By Andrea Fenn (China Daily)

08:17, January 20, 2012

Clockwise from top: Passengers at the Beijing Railway Station head home for the lunar new year. Most Chinese factories will close for the holiday week after a burst of productivity. These women at a garment factory in Huaibei, Anhui province, make goods for export to the United States. Plans for family reunion meals prompt people like this couple in Binzhou, Shandong, to stock up on supplies. Decorations, like these in Fuyang, Anhui, set the atmosphere for lunar new year. (China Daily/Wang Jing/ Lu Qijian)

With Lunar New Year just days away, most Chinese people are savoring a week of holidays, family reunions and feasting, charging up for the Year of the Dragon.

But when China's most important festive period shuts down the country's production system for a week, trade flows are disrupted and private consumption grows.

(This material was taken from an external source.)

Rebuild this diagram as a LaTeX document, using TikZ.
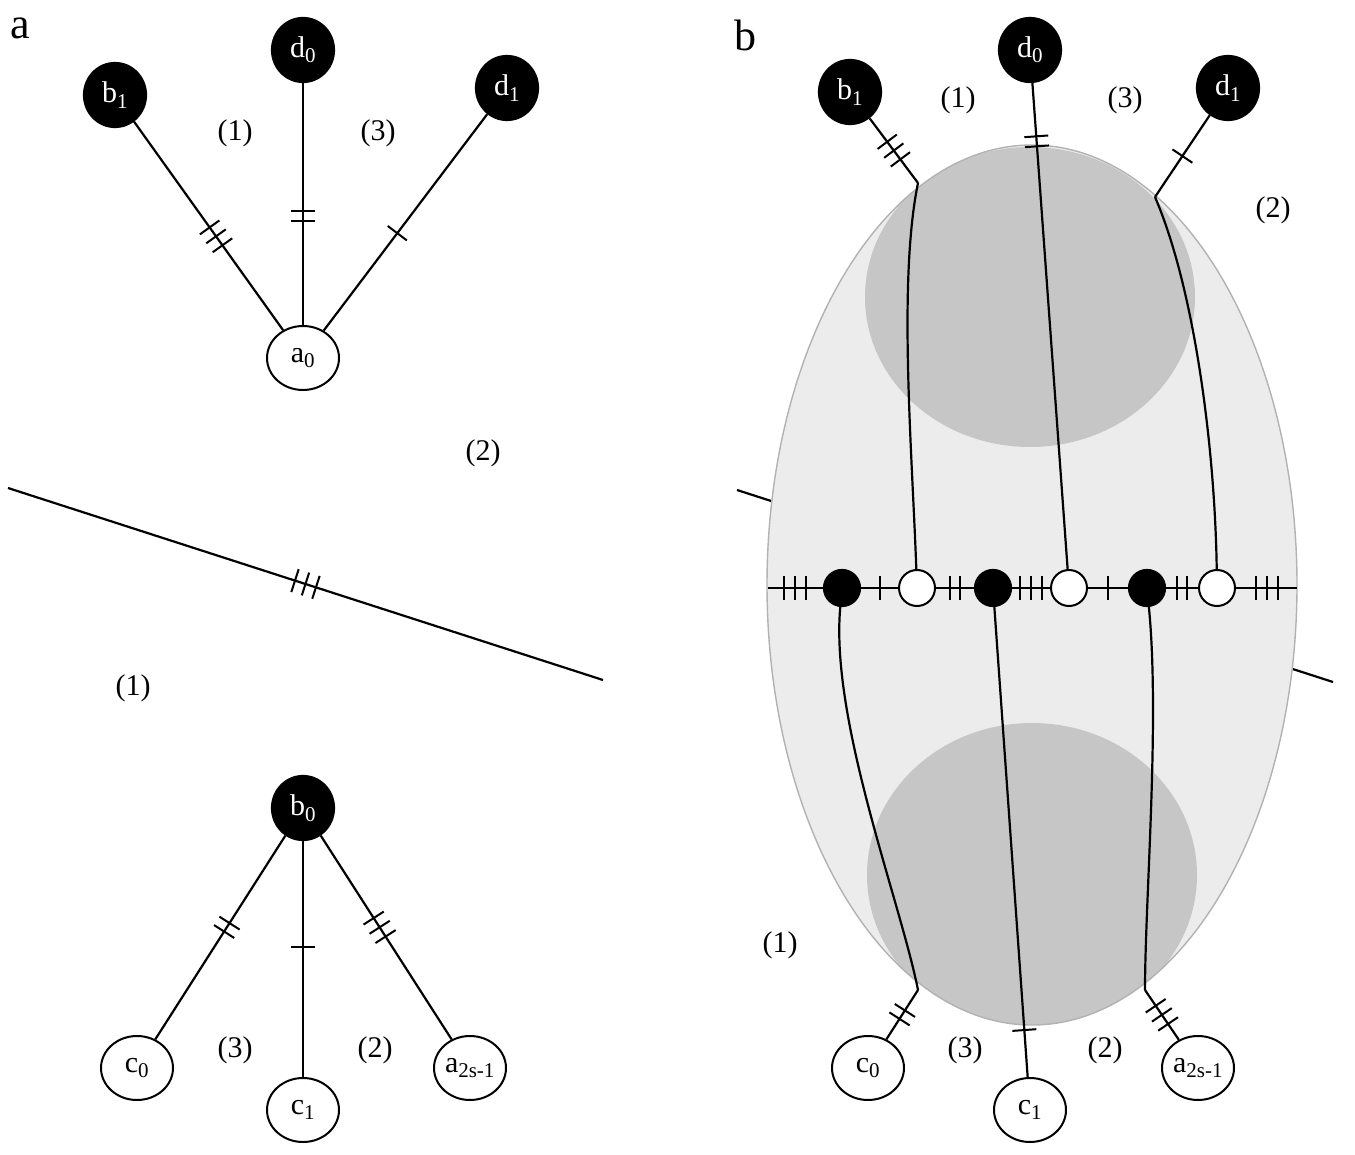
\documentclass[tikz,border=0pt]{standalone}
\usepackage{fontspec}
\setmainfont{Liberation Serif}
\usetikzlibrary{decorations.markings,shapes.geometric}
\begin{document}
\begin{tikzpicture}[x=1pt,y=-1pt,line width=2.2pt,
  every node/.style={font=\fontsize{30}{34}\selectfont},
  bn/.style={ellipse,draw=black,fill=black,text=white,minimum width=62,minimum height=64,inner sep=0},
  wn/.style={ellipse,draw=black,fill=white,minimum width=72,minimum height=64,inner sep=0,line width=2pt},
  bs/.style={circle,draw=black,fill=black,minimum size=36,inner sep=0},
  ws/.style={circle,draw=black,fill=white,minimum size=36,inner sep=0,line width=2pt},
  lab/.style={font=\fontsize{30}{34}\selectfont},
  big/.style={font=\fontsize{44}{48}\selectfont},
  t1/.style={postaction={decorate,decoration={markings,mark=at position #1 with {\draw[line width=2pt] (0,-12)--(0,12);}}}},
  t2/.style={postaction={decorate,decoration={markings,mark=at position #1 with {\draw[line width=2pt] (-5,-12)--(-5,12) (5,-12)--(5,12);}}}},
  t3/.style={postaction={decorate,decoration={markings,mark=at position #1 with {\draw[line width=2pt] (-11,-12)--(-11,12) (0,-12)--(0,12) (11,-12)--(11,12);}}}},
]
\useasboundingbox (0,0) rectangle (1355,1155);
% ---- panel a
\node[big] (la) at (20,28) {a};
\node[bn] (ab1) at (115,95) {b\textsubscript{1}};
\node[bn] (ad0) at (303,50) {d\textsubscript{0}};
\node[bn] (ad1) at (507,88) {d\textsubscript{1}};
\node[wn] (aa0) at (303,358) {a\textsubscript{0}};
\draw[t3=0.45] (aa0) -- (ab1);
\draw[t2=0.45] (aa0) -- (ad0);
\draw[t1=0.45] (aa0) -- (ad1);
\node[lab] at (235,133) {(1)};
\node[lab] at (378,133) {(3)};
\node[lab] at (483,453) {(2)};
\coordinate (L1) at (8,488);
\coordinate (L2) at (603,680);
\draw[t3=0.5] (L1) -- (L2);
\node[lab] at (133,688) {(1)};
\node[bn] (ab0) at (303,808) {b\textsubscript{0}};
\node[wn] (ac0) at (137,1068) {c\textsubscript{0}};
\node[wn] (ac1) at (303,1110) {c\textsubscript{1}};
\node[wn] (aa2) at (470,1068) {a\textsubscript{2s-1}};
\draw[t2=0.55] (ac0) -- (ab0);
\draw[t1=0.55] (ac1) -- (ab0);
\draw[t3=0.55] (aa2) -- (ab0);
\node[lab] at (235,1050) {(3)};
\node[lab] at (375,1050) {(2)};
% ---- panel b
\node[big] (lb) at (745,35) {b};
\coordinate (M1) at (737,490);
\coordinate (M2) at (1333,682);
\draw (M1) -- (M2);
\begin{scope}
  \fill[gray!15] (1032,585) ellipse [x radius=265,y radius=440];
  \clip (1032,585) ellipse [x radius=265,y radius=440];
  \fill[gray!45] (1030,297) ellipse [x radius=165,y radius=150];
  \fill[gray!45] (1032,875) ellipse [x radius=165,y radius=152];
\end{scope}
\draw[gray!60,line width=1.4pt] (1032,585) ellipse [x radius=265,y radius=440];
\coordinate (H1) at (768,588);
\coordinate (H2) at (1297,588);
\node[bs] (k1) at (842,588) {};
\node[ws] (w1) at (917,588) {};
\node[bs] (k2) at (993,588) {};
\node[ws] (w2) at (1069,588) {};
\node[bs] (k3) at (1147,588) {};
\node[ws] (w3) at (1217,588) {};
\draw[t3=0.5] (H1) -- (k1);
\draw[t1=0.5] (k1) -- (w1);
\draw[t2=0.5] (w1) -- (k2);
\draw[t3=0.5] (k2) -- (w2);
\draw[t1=0.5] (w2) -- (k3);
\draw[t2=0.5] (k3) -- (w3);
\draw[t3=0.5] (w3) -- (H2);
\node[bn] (bb1) at (850,92) {b\textsubscript{1}};
\node[bn] (bd0) at (1030,50) {d\textsubscript{0}};
\node[bn] (bd1) at (1228,88) {d\textsubscript{1}};
\coordinate (p1) at (918,183);
\coordinate (p3) at (1155,197);
\draw[t3=0.5] (bb1) -- (p1);
\draw (p1) .. controls (898,280) and (912,450) .. (w1);
\draw[t2=0.12] (bd0) -- (w2);
\draw[t1=0.5] (bd1) -- (p3);
\draw (p3) .. controls (1195,290) and (1215,450) .. (w3);
\node[wn] (bc0) at (868,1068) {c\textsubscript{0}};
\node[wn] (bc1) at (1030,1110) {c\textsubscript{1}};
\node[wn] (ba2) at (1198,1068) {a\textsubscript{2s-1}};
\coordinate (q1) at (918,990);
\coordinate (q3) at (1145,990);
\draw (k1) .. controls (830,720) and (900,900) .. (q1);
\draw[t2=0.5] (q1) -- (bc0);
\draw[t1=0.9] (k2) -- (bc1);
\draw (k3) .. controls (1160,720) and (1145,900) .. (q3);
\draw[t3=0.5] (q3) -- (ba2);
\node[lab] at (958,100) {(1)};
\node[lab] at (1125,100) {(3)};
\node[lab] at (1273,210) {(2)};
\node[lab] at (780,945) {(1)};
\node[lab] at (965,1050) {(3)};
\node[lab] at (1105,1050) {(2)};
\end{tikzpicture}
\end{document}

The results are an inconvenience - or an opportunity - for different industries around the world.

China traditionally experiences a boost in production before Chinese New Year, led by greater demand for goods and services. The country's purchasing managers' index, which shows companies' purchase of goods and services, rose 1.3 points in December to 50.3.

That greater manufacturing activity dives once the holidays begin and some 250 million factory workers return to their hometowns. China's GDP in the first quarter last year was 14.3 percent less than the second, mostly due to the seasonal business closures.

According to Andrew Tilton, senior economist at investment banking firm Goldman Sachs, China's holidays have enormous impact on global trade flows because the country is the world's biggest exporter and on track to become the largest importer by 2014.

Tilton said that economists try to balance calculations assuming average timing, but Chinese New Year is a moving holiday. Out-of-average occurrences can produce stark effects on figures.

"Last year turned out to not show as big an impact, but with the Chinese New Year much earlier this year, there are likely to be more visible effects," Tilton said.